## WHAT TO WORK ON
Reproduce all of the data that follows, character for character.

## DATASET EXTRACT
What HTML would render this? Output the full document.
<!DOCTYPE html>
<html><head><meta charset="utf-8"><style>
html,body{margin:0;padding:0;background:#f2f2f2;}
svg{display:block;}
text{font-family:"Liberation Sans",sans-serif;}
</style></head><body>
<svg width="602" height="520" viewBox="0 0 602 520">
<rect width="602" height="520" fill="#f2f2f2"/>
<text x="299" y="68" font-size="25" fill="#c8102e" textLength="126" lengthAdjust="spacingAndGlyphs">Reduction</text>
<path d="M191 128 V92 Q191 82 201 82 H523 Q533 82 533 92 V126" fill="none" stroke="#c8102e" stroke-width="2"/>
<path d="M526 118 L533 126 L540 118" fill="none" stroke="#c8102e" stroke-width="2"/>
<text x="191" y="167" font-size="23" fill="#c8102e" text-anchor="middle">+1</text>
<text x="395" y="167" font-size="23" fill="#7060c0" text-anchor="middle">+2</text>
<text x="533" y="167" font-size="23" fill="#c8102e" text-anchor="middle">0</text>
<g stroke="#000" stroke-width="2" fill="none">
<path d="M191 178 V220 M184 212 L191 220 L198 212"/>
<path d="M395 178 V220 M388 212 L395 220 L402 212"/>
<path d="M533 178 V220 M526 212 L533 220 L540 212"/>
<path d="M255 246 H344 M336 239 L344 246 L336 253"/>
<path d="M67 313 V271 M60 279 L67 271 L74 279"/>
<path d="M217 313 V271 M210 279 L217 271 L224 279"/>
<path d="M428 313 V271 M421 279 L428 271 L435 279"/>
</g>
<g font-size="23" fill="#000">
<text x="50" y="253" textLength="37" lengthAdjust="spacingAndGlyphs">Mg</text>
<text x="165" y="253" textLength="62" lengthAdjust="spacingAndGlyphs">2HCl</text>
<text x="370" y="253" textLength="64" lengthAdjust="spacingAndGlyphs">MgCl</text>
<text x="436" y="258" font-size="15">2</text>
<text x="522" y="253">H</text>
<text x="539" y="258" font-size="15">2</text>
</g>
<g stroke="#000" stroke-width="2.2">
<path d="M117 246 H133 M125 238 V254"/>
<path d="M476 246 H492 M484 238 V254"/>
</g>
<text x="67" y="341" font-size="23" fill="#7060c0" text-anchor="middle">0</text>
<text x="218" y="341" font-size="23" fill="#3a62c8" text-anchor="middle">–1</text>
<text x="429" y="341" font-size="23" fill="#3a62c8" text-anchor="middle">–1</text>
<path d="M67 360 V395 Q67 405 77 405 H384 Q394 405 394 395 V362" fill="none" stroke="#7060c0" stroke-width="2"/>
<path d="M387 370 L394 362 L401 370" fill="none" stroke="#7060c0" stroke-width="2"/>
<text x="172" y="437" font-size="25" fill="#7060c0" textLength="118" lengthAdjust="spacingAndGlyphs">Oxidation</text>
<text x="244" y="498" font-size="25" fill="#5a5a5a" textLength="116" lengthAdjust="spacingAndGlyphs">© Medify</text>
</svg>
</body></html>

## TASK OUTPUT
What HTML would render this? Output the full document.
<!DOCTYPE html>
<html><head><meta charset="utf-8"><style>
html,body{margin:0;padding:0;background:#f2f2f2;}
svg{display:block;}
text{font-family:"Liberation Sans",sans-serif;}
</style></head><body>
<svg width="602" height="520" viewBox="0 0 602 520">
<rect width="602" height="520" fill="#f2f2f2"/>
<text x="299" y="68" font-size="25" fill="#c8102e" textLength="126" lengthAdjust="spacingAndGlyphs">Reduction</text>
<path d="M191 128 V92 Q191 82 201 82 H523 Q533 82 533 92 V126" fill="none" stroke="#c8102e" stroke-width="2"/>
<path d="M526 118 L533 126 L540 118" fill="none" stroke="#c8102e" stroke-width="2"/>
<text x="191" y="167" font-size="23" fill="#c8102e" text-anchor="middle">+1</text>
<text x="395" y="167" font-size="23" fill="#7060c0" text-anchor="middle">+2</text>
<text x="533" y="167" font-size="23" fill="#c8102e" text-anchor="middle">0</text>
<g stroke="#000" stroke-width="2" fill="none">
<path d="M191 178 V220 M184 212 L191 220 L198 212"/>
<path d="M395 178 V220 M388 212 L395 220 L402 212"/>
<path d="M533 178 V220 M526 212 L533 220 L540 212"/>
<path d="M255 246 H344 M336 239 L344 246 L336 253"/>
<path d="M67 313 V271 M60 279 L67 271 L74 279"/>
<path d="M217 313 V271 M210 279 L217 271 L224 279"/>
<path d="M428 313 V271 M421 279 L428 271 L435 279"/>
</g>
<g font-size="23" fill="#000">
<text x="50" y="253" textLength="37" lengthAdjust="spacingAndGlyphs">Mg</text>
<text x="165" y="253" textLength="62" lengthAdjust="spacingAndGlyphs">2HCl</text>
<text x="370" y="253" textLength="64" lengthAdjust="spacingAndGlyphs">MgCl</text>
<text x="436" y="258" font-size="15">2</text>
<text x="522" y="253">H</text>
<text x="539" y="258" font-size="15">2</text>
</g>
<g stroke="#000" stroke-width="2.2">
<path d="M117 246 H133 M125 238 V254"/>
<path d="M476 246 H492 M484 238 V254"/>
</g>
<text x="67" y="341" font-size="23" fill="#7060c0" text-anchor="middle">0</text>
<text x="218" y="341" font-size="23" fill="#3a62c8" text-anchor="middle">–1</text>
<text x="429" y="341" font-size="23" fill="#3a62c8" text-anchor="middle">–1</text>
<path d="M67 360 V395 Q67 405 77 405 H384 Q394 405 394 395 V362" fill="none" stroke="#7060c0" stroke-width="2"/>
<path d="M387 370 L394 362 L401 370" fill="none" stroke="#7060c0" stroke-width="2"/>
<text x="172" y="437" font-size="25" fill="#7060c0" textLength="118" lengthAdjust="spacingAndGlyphs">Oxidation</text>
<text x="244" y="498" font-size="25" fill="#5a5a5a" textLength="116" lengthAdjust="spacingAndGlyphs">© Medify</text>
</svg>
</body></html>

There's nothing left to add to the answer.